Weeklong marathon of electronic dance music in Miami, Florida

Miami Music Week (MMW) is a weeklong marathon of electronic dance music that takes place in Miami, Florida, during the last week of March. The event is attended by hundreds of thousands of people from all over the world. In 2015, over 1,000 artists performed at over 260 events hosted at a myriad of venues across Miami. Venues include nightclubs, pools, boats, and pop-up spaces/venues in areas such as Wynwood, Downtown Miami, Miami Beach, and Little Haiti. Miami Music Week also leads up to the Ultra Music Festival, which is attended by 165,000 people over three days.

== History ==

Miami Music Week began in 2011, taking place from 24–27 March, ending at the same time Ultra Music Festival had concluded its thirteenth edition. Since then, Miami Music Week has continued to grow every year, eventually becoming one of the world's largest congregations of dance music lovers.

On March 21, 2018, Miami Music Week bought out the Winter Music Conference and the International Dance Music Awards.

== Artists and venues ==

There have been many other hotels that have hosted pool parties during previous editions of Miami Music Week. These include the Gale Hotel, Dream Hotel, Raleigh Hotel, SLS Hotel, Surfcomber Hotel, Nautilus South Beach, Congress Hotel, Albion Hotel, and many others located around Miami Beach.

Miami Music Week has gained popularity through notable reunions, debuts, and traditions. This includes the return of Deep Dish (Sharam & Dubfire); and the debut of ENTER. in Miami; the massive 24-hour marathon party, Get Lost which is hosted by Crosstown Rebels; and of course Ultra Music Festival, which consistently proves to be one of the most popular music festivals in the world.

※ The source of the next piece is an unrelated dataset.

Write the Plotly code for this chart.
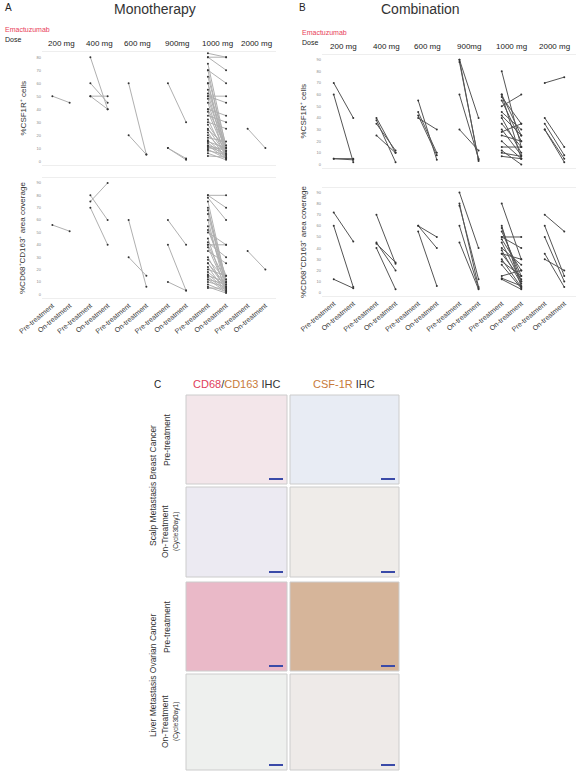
import plotly.graph_objects as go

W, H = 579, 779
doses = ["200 mg", "400 mg", "600 mg", "900mg", "1000 mg", "2000 mg"]
tx = ["Pre-treatment", "On-treatment"]

# (pre, on) pairs per dose
mono_csf = [
    [(50, 45)],
    [(80, 40), (60, 45), (50, 50), (50, 40)],
    [(60, 5), (20, 5)],
    [(60, 30), (10, 1), (10, 2)],
    [(83, 80), (80, 80), (80, 70), (70, 60), (75, 10), (70, 5), (65, 12), (60, 8), (60, 3),
     (55, 10), (52, 5), (50, 50), (50, 45), (48, 8), (45, 2), (40, 35), (40, 10), (38, 5),
     (35, 30), (32, 3), (30, 25), (28, 8), (25, 5), (24, 12), (22, 2), (20, 6), (18, 15),
     (16, 4), (15, 10), (14, 3), (12, 8), (12, 2), (11, 6), (10, 10), (9, 2), (8, 5), (6, 1), (4, 3)],
    [(25, 10)],
]
mono_cd = [
    [(56, 51)],
    [(75, 90), (80, 60), (70, 40)],
    [(60, 6), (30, 15)],
    [(60, 40), (40, 3), (10, 3)],
    [(80, 80), (80, 70), (78, 60), (75, 10), (70, 5), (68, 12), (65, 8), (60, 3), (55, 10),
     (52, 15), (50, 40), (45, 2), (42, 30), (40, 40), (40, 10), (38, 5), (35, 25), (30, 3),
     (28, 12), (25, 8), (25, 5), (22, 2), (20, 15), (18, 6), (16, 4), (15, 10), (14, 3),
     (12, 8), (12, 2), (10, 6), (8, 2), (6, 1), (5, 5)],
    [(35, 20)],
]
combo_csf = [
    [(70, 40), (60, 2), (5, 5), (5, 4)],
    [(40, 10), (35, 12), (25, 10), (38, 2)],
    [(55, 4), (45, 10), (40, 30), (42, 8)],
    [(90, 40), (90, 3), (60, 5), (30, 12), (88, 4)],
    [(80, 15), (60, 5), (58, 35), (55, 20), (50, 60), (45, 30), (42, 25), (40, 10), (35, 15),
     (30, 8), (28, 35), (25, 20), (20, 5), (15, 15), (12, 0), (10, 7), (7, 5), (60, 25)],
    [(70, 75), (40, 15), (35, 8), (30, 5), (30, 2)],
]
combo_cd = [
    [(72, 46), (60, 5), (12, 4)],
    [(70, 26), (45, 20), (44, 27), (40, 3)],
    [(60, 50), (60, 40), (55, 6)],
    [(90, 40), (80, 5), (78, 12), (60, 4), (45, 3)],
    [(80, 30), (60, 5), (55, 15), (50, 50), (50, 40), (48, 20), (45, 10), (40, 25), (38, 8),
     (35, 30), (35, 12), (30, 5), (28, 15), (25, 4), (15, 20), (13, 6), (12, 3), (58, 10)],
    [(70, 55), (60, 15), (50, 10), (35, 5), (30, 20)],
]

fig = go.Figure()
layout = {}
ann = []
n = [0]


def px(x0, x1, y0, y1):
    return [x0 / W, x1 / W], [1 - y1 / H, 1 - y0 / H]


def note(x, y, text, size, color="#333", angle=0, xanchor="center"):
    ann.append(dict(x=x / W, y=1 - y / H, xref="paper", yref="paper", text=text,
                    textangle=angle, showarrow=False, xanchor=xanchor, yanchor="middle",
                    font=dict(size=size, color=color)))


def panel(data, cols, ytop, ybot, ymax, line_color, bottom, ylabel):
    for i, pairs in enumerate(data):
        n[0] += 1
        k = n[0]
        xd, yd = px(cols[i], cols[i + 1], ytop, ybot)
        layout[f"xaxis{k}"] = dict(domain=xd, anchor=f"y{k}", type="category",
                                   categoryorder="array", categoryarray=tx, range=[-0.6, 1.6],
                                   showticklabels=bottom, tickangle=-40, automargin=False,
                                   tickfont=dict(size=7, color="#333"), showgrid=False,
                                   showline=True, linecolor="#eeeeee", mirror=True, ticks="")
        layout[f"yaxis{k}"] = dict(domain=yd, anchor=f"x{k}", range=[-3, ymax + 4],
                                   tickvals=list(range(0, ymax + 1, 10)), showticklabels=(i == 0),
                                   tickfont=dict(size=4, color="#888"), showgrid=False,
                                   zeroline=False, showline=False, automargin=False)
        for pre, on in pairs:
            fig.add_trace(go.Scatter(x=tx, y=[pre, on], mode="lines+markers",
                                     xaxis=f"x{k}", yaxis=f"y{k}", showlegend=False,
                                     line=dict(color=line_color, width=1),
                                     marker=dict(size=2, color="#333")))
    note(cols[0] - 19, (ytop + ybot) / 2, ylabel, 8, angle=-90)


ca = [42, 80, 118, 157, 197, 237, 276]
cb = [322, 365, 407, 448, 490, 533, 576]
panel(mono_csf, ca, 52, 165, 80, "#b0b0b0", False, "%CSF1R⁺ cells")
panel(mono_cd, ca, 178, 298, 90, "#b0b0b0", True, "%CD68⁺CD163⁺ area coverage")
panel(combo_csf, cb, 55, 168, 90, "#555555", False, "%CSF1R⁺ cells")
panel(combo_cd, cb, 188, 296, 90, "#555555", True, "%CD68⁺CD163⁺ area coverage")

for cols, yl in [(ca, 44), (cb, 47)]:
    for i, d in enumerate(doses):
        note((cols[i] + cols[i + 1]) / 2, yl, d, 8, "#222")

note(3, 8, "A", 10, "#222", xanchor="left")
note(155, 9, "Monotherapy", 14)
note(3, 29, "Emactuzumab", 7, "#e8405a", xanchor="left")
note(3, 39, "Dose", 7, "#222", xanchor="left")
note(297, 8, "B", 10, "#222", xanchor="left")
note(420, 9, "Combination", 14)
note(300, 32, "Emactuzumab", 7, "#e8405a", xanchor="left")
note(300, 42, "Dose", 7, "#222", xanchor="left")
note(152, 384, "C", 10, "#222", xanchor="left")
note(236, 384, "<span style='color:#e0405a'>CD68</span>/<span style='color:#c87a3a'>CD163</span> IHC", 11)
note(344, 384, "<span style='color:#c87a3a'>CSF-1R</span> IHC", 11)

# panel C: photo placeholders
shapes = []
rows = [(395, 484), (487, 577), (582, 671), (674, 770)]
fills = [("#f3e6ea", "#e8ecf4"), ("#eceaf2", "#efece9"), ("#eab9c8", "#d6b59a"), ("#eef0ee", "#eeeae8")]
for (y0, y1), (f1, f2) in zip(rows, fills):
    for (x0, x1), f in zip([(186, 287), (290, 399)], (f1, f2)):
        shapes.append(dict(type="rect", xref="paper", yref="paper", x0=x0 / W, x1=x1 / W,
                           y0=1 - y1 / H, y1=1 - y0 / H, fillcolor=f, line=dict(color="#cccccc", width=1)))
        shapes.append(dict(type="rect", xref="paper", yref="paper", x0=(x1 - 18) / W, x1=(x1 - 4) / W,
                           y0=1 - (y1 - 4) / H, y1=1 - (y1 - 6) / H, fillcolor="#3a4aa8", line=dict(width=0)))

note(153, 486, "Scalp Metastasis Breast Cancer", 8.5, angle=-90)
note(167, 440, "Pre-treatment", 8.5, angle=-90)
note(165, 532, "On-Treatment", 8.5, angle=-90)
note(176, 532, "(Cycle3Day1)", 6.5, angle=-90)
note(153, 676, "Liver Metastasis Ovarian Cancer", 8.5, angle=-90)
note(167, 627, "Pre-treatment", 8.5, angle=-90)
note(165, 722, "On-Treatment", 8.5, angle=-90)
note(176, 722, "(Cycle3Day1)", 6.5, angle=-90)

fig.update_layout(**layout, annotations=ann, shapes=shapes, width=W, height=H,
                  margin=dict(l=0, r=0, t=0, b=0), paper_bgcolor="white", plot_bgcolor="white",
                  font=dict(family="Liberation Sans, Arial"))
fig.write_html("out.html", config={"displayModeBar": False})

# drop the default page margin so the figure fits the window
with open("out.html") as f:
    page = f.read()
page = page.replace("<head>", "<head><style>body{margin:0;overflow:hidden}</style>", 1)
with open("out.html", "w") as f:
    f.write(page)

Labels like Crosstown Rebels, Music On, Armada, Spinnin', Revealed, Monstercat, Anjunabeats, Mixmash, Dirtybird, Fool's Gold, Mad Decent, Axtone, and mau5trap hosted events during this past edition of Miami Music Week across venues throughout the city of Miami. Artists who have appeared at Miami Music Week in the past include the likes of Armin van Buuren, Hardwell, Afrojack, Axwell, Steve Angello, Above & Beyond, Eric Prydz, Luciano, Markus Schulz, Damian Lazarus, Marco Carola, Sander van Doorn, Martin Garrix, Laidback Luke, Tiesto, David Guetta, Kaskade, Skrillex, Cashmere Cat, Chet Faker, Richie Hawtin, Josh Wink, Solomun, and many more.

=== Miami Music Week Hotel (2015–present) ===

In 2015, Miami Music Week announced the first-ever Miami Music Week Hotel, which was located at the Delano Hotel in South Beach, Florida. In 2016, the Miami Music Week Hotel once again took place at the Delano Hotel. The MMW Hotel has served as the epicenter of parties during Miami Music Week. The hotel has hosted official events at both the Delano Beach Club and the FDR Lounge & Nightclub during the past two years. Artists like The Magician, Robin Schulz, Klingande, Carl Cox, Dirty South, Oliver Heldens, Disclosure, Claude Vonstroke, and Guy Gerber have hosted events at the Miami Music Week Hotel during the past two editions of Miami Music Week.

=== 2020: Miami Music Week cancellation ===
Miami-Dade County declared a state of emergency due to the COVID-19 outbreak. This forced the Ultra Music Festival to postpone and shortly after, the Winter Music Conference followed suit. The Miami Music Week has returned since the initial lockdown of COVID-19, most recently occurring in March 2024.